--- Task statement ---
Copy each line of the data below exactly, leaving out pictures.

──────── Supplied material ────────

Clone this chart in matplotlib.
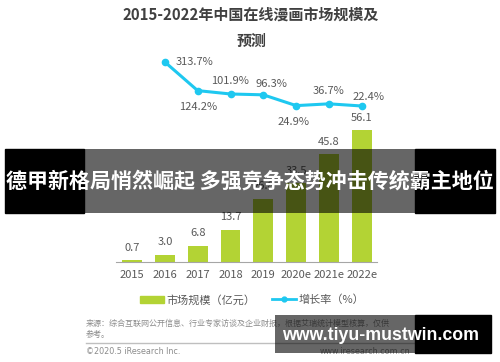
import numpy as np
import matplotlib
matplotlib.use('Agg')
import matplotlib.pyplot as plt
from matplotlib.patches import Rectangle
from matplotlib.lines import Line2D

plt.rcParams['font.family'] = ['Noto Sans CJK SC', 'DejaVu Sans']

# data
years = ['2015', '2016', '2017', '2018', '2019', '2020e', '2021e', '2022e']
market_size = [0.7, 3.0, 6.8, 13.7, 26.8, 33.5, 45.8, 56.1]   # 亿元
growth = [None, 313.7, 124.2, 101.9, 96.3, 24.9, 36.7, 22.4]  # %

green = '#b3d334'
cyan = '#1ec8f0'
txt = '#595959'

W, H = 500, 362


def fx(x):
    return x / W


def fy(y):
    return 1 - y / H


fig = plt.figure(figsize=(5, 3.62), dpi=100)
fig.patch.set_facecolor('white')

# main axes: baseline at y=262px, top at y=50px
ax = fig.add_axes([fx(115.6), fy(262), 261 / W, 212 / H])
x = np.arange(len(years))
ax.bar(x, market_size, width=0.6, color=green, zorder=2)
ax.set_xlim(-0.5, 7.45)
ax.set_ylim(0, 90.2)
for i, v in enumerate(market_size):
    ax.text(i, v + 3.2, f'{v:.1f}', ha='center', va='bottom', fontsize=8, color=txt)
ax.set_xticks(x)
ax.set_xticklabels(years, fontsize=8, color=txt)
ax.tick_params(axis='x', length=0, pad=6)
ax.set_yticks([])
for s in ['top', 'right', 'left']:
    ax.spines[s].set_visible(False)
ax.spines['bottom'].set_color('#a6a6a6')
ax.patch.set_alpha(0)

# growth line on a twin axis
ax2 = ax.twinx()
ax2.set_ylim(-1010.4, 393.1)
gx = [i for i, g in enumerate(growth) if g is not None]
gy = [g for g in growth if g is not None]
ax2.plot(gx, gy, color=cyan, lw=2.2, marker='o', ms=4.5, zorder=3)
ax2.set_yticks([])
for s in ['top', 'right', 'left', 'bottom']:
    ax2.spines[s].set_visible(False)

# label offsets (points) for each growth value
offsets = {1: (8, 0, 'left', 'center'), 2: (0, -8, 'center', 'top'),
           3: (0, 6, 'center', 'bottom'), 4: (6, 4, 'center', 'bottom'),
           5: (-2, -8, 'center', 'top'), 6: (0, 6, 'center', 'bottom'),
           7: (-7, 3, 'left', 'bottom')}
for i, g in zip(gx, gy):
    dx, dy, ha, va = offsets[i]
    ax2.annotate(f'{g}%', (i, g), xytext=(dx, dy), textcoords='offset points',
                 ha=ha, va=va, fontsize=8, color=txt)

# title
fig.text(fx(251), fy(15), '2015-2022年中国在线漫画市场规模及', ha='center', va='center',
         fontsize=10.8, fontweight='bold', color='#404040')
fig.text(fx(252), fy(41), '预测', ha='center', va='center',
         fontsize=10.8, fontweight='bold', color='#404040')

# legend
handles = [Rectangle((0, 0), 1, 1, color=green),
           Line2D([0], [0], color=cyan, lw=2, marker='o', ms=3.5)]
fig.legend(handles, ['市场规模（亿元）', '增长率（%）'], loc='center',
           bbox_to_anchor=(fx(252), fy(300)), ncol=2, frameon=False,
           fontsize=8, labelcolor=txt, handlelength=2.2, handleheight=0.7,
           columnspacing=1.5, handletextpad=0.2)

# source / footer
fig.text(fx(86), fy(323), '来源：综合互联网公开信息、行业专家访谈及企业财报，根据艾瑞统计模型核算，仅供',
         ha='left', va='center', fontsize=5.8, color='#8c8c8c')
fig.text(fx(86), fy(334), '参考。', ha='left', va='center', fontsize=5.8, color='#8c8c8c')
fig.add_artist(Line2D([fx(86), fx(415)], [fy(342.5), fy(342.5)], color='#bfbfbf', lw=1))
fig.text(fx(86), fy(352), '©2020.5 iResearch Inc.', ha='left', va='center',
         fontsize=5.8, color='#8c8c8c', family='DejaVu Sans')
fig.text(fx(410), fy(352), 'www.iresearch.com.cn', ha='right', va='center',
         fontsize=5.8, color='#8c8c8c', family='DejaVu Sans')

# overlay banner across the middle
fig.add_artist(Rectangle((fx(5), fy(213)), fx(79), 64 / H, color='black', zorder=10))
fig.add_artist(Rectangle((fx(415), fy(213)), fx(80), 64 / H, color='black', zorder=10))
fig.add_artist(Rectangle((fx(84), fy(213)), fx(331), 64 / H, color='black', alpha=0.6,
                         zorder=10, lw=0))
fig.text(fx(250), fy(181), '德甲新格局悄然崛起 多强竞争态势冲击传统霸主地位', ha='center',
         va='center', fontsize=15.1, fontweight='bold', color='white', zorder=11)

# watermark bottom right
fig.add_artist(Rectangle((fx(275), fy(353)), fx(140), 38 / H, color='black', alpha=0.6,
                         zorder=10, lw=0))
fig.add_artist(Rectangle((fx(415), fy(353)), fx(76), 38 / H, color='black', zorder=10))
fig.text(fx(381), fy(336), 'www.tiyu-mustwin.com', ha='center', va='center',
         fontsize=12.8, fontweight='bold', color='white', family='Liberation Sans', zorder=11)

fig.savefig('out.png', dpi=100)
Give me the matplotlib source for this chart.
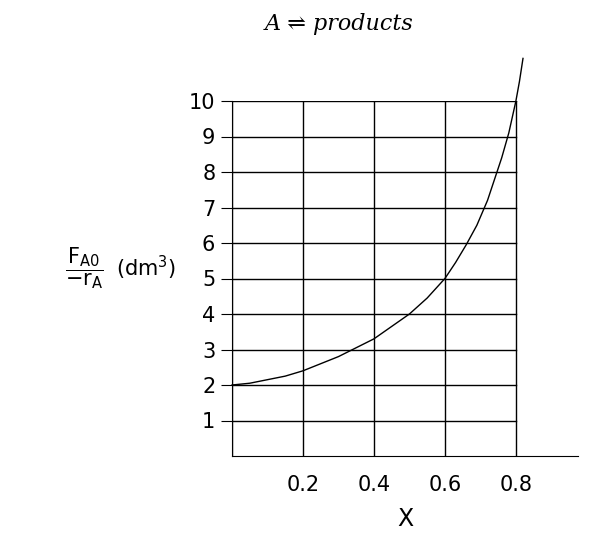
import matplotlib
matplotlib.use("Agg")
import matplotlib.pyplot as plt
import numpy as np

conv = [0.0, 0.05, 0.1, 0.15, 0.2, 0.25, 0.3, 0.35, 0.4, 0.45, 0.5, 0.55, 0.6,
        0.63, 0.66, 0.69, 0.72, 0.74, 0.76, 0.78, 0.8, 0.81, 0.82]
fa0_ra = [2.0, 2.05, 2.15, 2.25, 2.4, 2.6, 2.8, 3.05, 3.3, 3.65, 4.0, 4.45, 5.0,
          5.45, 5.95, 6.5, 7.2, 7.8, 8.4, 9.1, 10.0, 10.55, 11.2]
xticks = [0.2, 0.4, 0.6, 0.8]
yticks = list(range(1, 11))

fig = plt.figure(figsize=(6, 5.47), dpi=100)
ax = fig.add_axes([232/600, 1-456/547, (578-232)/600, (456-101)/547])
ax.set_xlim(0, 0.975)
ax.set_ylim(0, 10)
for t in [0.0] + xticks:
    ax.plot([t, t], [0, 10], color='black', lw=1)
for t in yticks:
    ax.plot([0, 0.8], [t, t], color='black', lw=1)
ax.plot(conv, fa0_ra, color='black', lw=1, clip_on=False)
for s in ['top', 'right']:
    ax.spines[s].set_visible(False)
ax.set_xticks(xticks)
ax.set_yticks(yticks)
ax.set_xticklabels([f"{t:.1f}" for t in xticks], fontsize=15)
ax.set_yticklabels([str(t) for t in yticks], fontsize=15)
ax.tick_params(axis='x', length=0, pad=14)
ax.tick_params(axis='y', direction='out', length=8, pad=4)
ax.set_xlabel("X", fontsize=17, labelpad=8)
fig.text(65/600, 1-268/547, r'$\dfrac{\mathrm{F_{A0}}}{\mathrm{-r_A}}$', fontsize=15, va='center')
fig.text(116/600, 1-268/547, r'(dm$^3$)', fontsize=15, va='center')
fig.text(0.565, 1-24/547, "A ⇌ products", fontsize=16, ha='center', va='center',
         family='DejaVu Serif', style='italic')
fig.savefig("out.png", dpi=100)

────────

--- Written answer ---
Clone this chart in matplotlib.
import numpy as np
import matplotlib
matplotlib.use('Agg')
import matplotlib.pyplot as plt
from matplotlib.patches import Rectangle
from matplotlib.lines import Line2D

plt.rcParams['font.family'] = ['Noto Sans CJK SC', 'DejaVu Sans']

# data
years = ['2015', '2016', '2017', '2018', '2019', '2020e', '2021e', '2022e']
market_size = [0.7, 3.0, 6.8, 13.7, 26.8, 33.5, 45.8, 56.1]   # 亿元
growth = [None, 313.7, 124.2, 101.9, 96.3, 24.9, 36.7, 22.4]  # %

green = '#b3d334'
cyan = '#1ec8f0'
txt = '#595959'

W, H = 500, 362


def fx(x):
    return x / W


def fy(y):
    return 1 - y / H


fig = plt.figure(figsize=(5, 3.62), dpi=100)
fig.patch.set_facecolor('white')

# main axes: baseline at y=262px, top at y=50px
ax = fig.add_axes([fx(115.6), fy(262), 261 / W, 212 / H])
x = np.arange(len(years))
ax.bar(x, market_size, width=0.6, color=green, zorder=2)
ax.set_xlim(-0.5, 7.45)
ax.set_ylim(0, 90.2)
for i, v in enumerate(market_size):
    ax.text(i, v + 3.2, f'{v:.1f}', ha='center', va='bottom', fontsize=8, color=txt)
ax.set_xticks(x)
ax.set_xticklabels(years, fontsize=8, color=txt)
ax.tick_params(axis='x', length=0, pad=6)
ax.set_yticks([])
for s in ['top', 'right', 'left']:
    ax.spines[s].set_visible(False)
ax.spines['bottom'].set_color('#a6a6a6')
ax.patch.set_alpha(0)

# growth line on a twin axis
ax2 = ax.twinx()
ax2.set_ylim(-1010.4, 393.1)
gx = [i for i, g in enumerate(growth) if g is not None]
gy = [g for g in growth if g is not None]
ax2.plot(gx, gy, color=cyan, lw=2.2, marker='o', ms=4.5, zorder=3)
ax2.set_yticks([])
for s in ['top', 'right', 'left', 'bottom']:
    ax2.spines[s].set_visible(False)

# label offsets (points) for each growth value
offsets = {1: (8, 0, 'left', 'center'), 2: (0, -8, 'center', 'top'),
           3: (0, 6, 'center', 'bottom'), 4: (6, 4, 'center', 'bottom'),
           5: (-2, -8, 'center', 'top'), 6: (0, 6, 'center', 'bottom'),
           7: (-7, 3, 'left', 'bottom')}
for i, g in zip(gx, gy):
    dx, dy, ha, va = offsets[i]
    ax2.annotate(f'{g}%', (i, g), xytext=(dx, dy), textcoords='offset points',
                 ha=ha, va=va, fontsize=8, color=txt)

# title
fig.text(fx(251), fy(15), '2015-2022年中国在线漫画市场规模及', ha='center', va='center',
         fontsize=10.8, fontweight='bold', color='#404040')
fig.text(fx(252), fy(41), '预测', ha='center', va='center',
         fontsize=10.8, fontweight='bold', color='#404040')

# legend
handles = [Rectangle((0, 0), 1, 1, color=green),
           Line2D([0], [0], color=cyan, lw=2, marker='o', ms=3.5)]
fig.legend(handles, ['市场规模（亿元）', '增长率（%）'], loc='center',
           bbox_to_anchor=(fx(252), fy(300)), ncol=2, frameon=False,
           fontsize=8, labelcolor=txt, handlelength=2.2, handleheight=0.7,
           columnspacing=1.5, handletextpad=0.2)

# source / footer
fig.text(fx(86), fy(323), '来源：综合互联网公开信息、行业专家访谈及企业财报，根据艾瑞统计模型核算，仅供',
         ha='left', va='center', fontsize=5.8, color='#8c8c8c')
fig.text(fx(86), fy(334), '参考。', ha='left', va='center', fontsize=5.8, color='#8c8c8c')
fig.add_artist(Line2D([fx(86), fx(415)], [fy(342.5), fy(342.5)], color='#bfbfbf', lw=1))
fig.text(fx(86), fy(352), '©2020.5 iResearch Inc.', ha='left', va='center',
         fontsize=5.8, color='#8c8c8c', family='DejaVu Sans')
fig.text(fx(410), fy(352), 'www.iresearch.com.cn', ha='right', va='center',
         fontsize=5.8, color='#8c8c8c', family='DejaVu Sans')

# overlay banner across the middle
fig.add_artist(Rectangle((fx(5), fy(213)), fx(79), 64 / H, color='black', zorder=10))
fig.add_artist(Rectangle((fx(415), fy(213)), fx(80), 64 / H, color='black', zorder=10))
fig.add_artist(Rectangle((fx(84), fy(213)), fx(331), 64 / H, color='black', alpha=0.6,
                         zorder=10, lw=0))
fig.text(fx(250), fy(181), '德甲新格局悄然崛起 多强竞争态势冲击传统霸主地位', ha='center',
         va='center', fontsize=15.1, fontweight='bold', color='white', zorder=11)

# watermark bottom right
fig.add_artist(Rectangle((fx(275), fy(353)), fx(140), 38 / H, color='black', alpha=0.6,
                         zorder=10, lw=0))
fig.add_artist(Rectangle((fx(415), fy(353)), fx(76), 38 / H, color='black', zorder=10))
fig.text(fx(381), fy(336), 'www.tiyu-mustwin.com', ha='center', va='center',
         fontsize=12.8, fontweight='bold', color='white', family='Liberation Sans', zorder=11)

fig.savefig('out.png', dpi=100)
Give me the matplotlib source for this chart.
import matplotlib
matplotlib.use("Agg")
import matplotlib.pyplot as plt
import numpy as np

conv = [0.0, 0.05, 0.1, 0.15, 0.2, 0.25, 0.3, 0.35, 0.4, 0.45, 0.5, 0.55, 0.6,
        0.63, 0.66, 0.69, 0.72, 0.74, 0.76, 0.78, 0.8, 0.81, 0.82]
fa0_ra = [2.0, 2.05, 2.15, 2.25, 2.4, 2.6, 2.8, 3.05, 3.3, 3.65, 4.0, 4.45, 5.0,
          5.45, 5.95, 6.5, 7.2, 7.8, 8.4, 9.1, 10.0, 10.55, 11.2]
xticks = [0.2, 0.4, 0.6, 0.8]
yticks = list(range(1, 11))

fig = plt.figure(figsize=(6, 5.47), dpi=100)
ax = fig.add_axes([232/600, 1-456/547, (578-232)/600, (456-101)/547])
ax.set_xlim(0, 0.975)
ax.set_ylim(0, 10)
for t in [0.0] + xticks:
    ax.plot([t, t], [0, 10], color='black', lw=1)
for t in yticks:
    ax.plot([0, 0.8], [t, t], color='black', lw=1)
ax.plot(conv, fa0_ra, color='black', lw=1, clip_on=False)
for s in ['top', 'right']:
    ax.spines[s].set_visible(False)
ax.set_xticks(xticks)
ax.set_yticks(yticks)
ax.set_xticklabels([f"{t:.1f}" for t in xticks], fontsize=15)
ax.set_yticklabels([str(t) for t in yticks], fontsize=15)
ax.tick_params(axis='x', length=0, pad=14)
ax.tick_params(axis='y', direction='out', length=8, pad=4)
ax.set_xlabel("X", fontsize=17, labelpad=8)
fig.text(65/600, 1-268/547, r'$\dfrac{\mathrm{F_{A0}}}{\mathrm{-r_A}}$', fontsize=15, va='center')
fig.text(116/600, 1-268/547, r'(dm$^3$)', fontsize=15, va='center')
fig.text(0.565, 1-24/547, "A ⇌ products", fontsize=16, ha='center', va='center',
         family='DejaVu Serif', style='italic')
fig.savefig("out.png", dpi=100)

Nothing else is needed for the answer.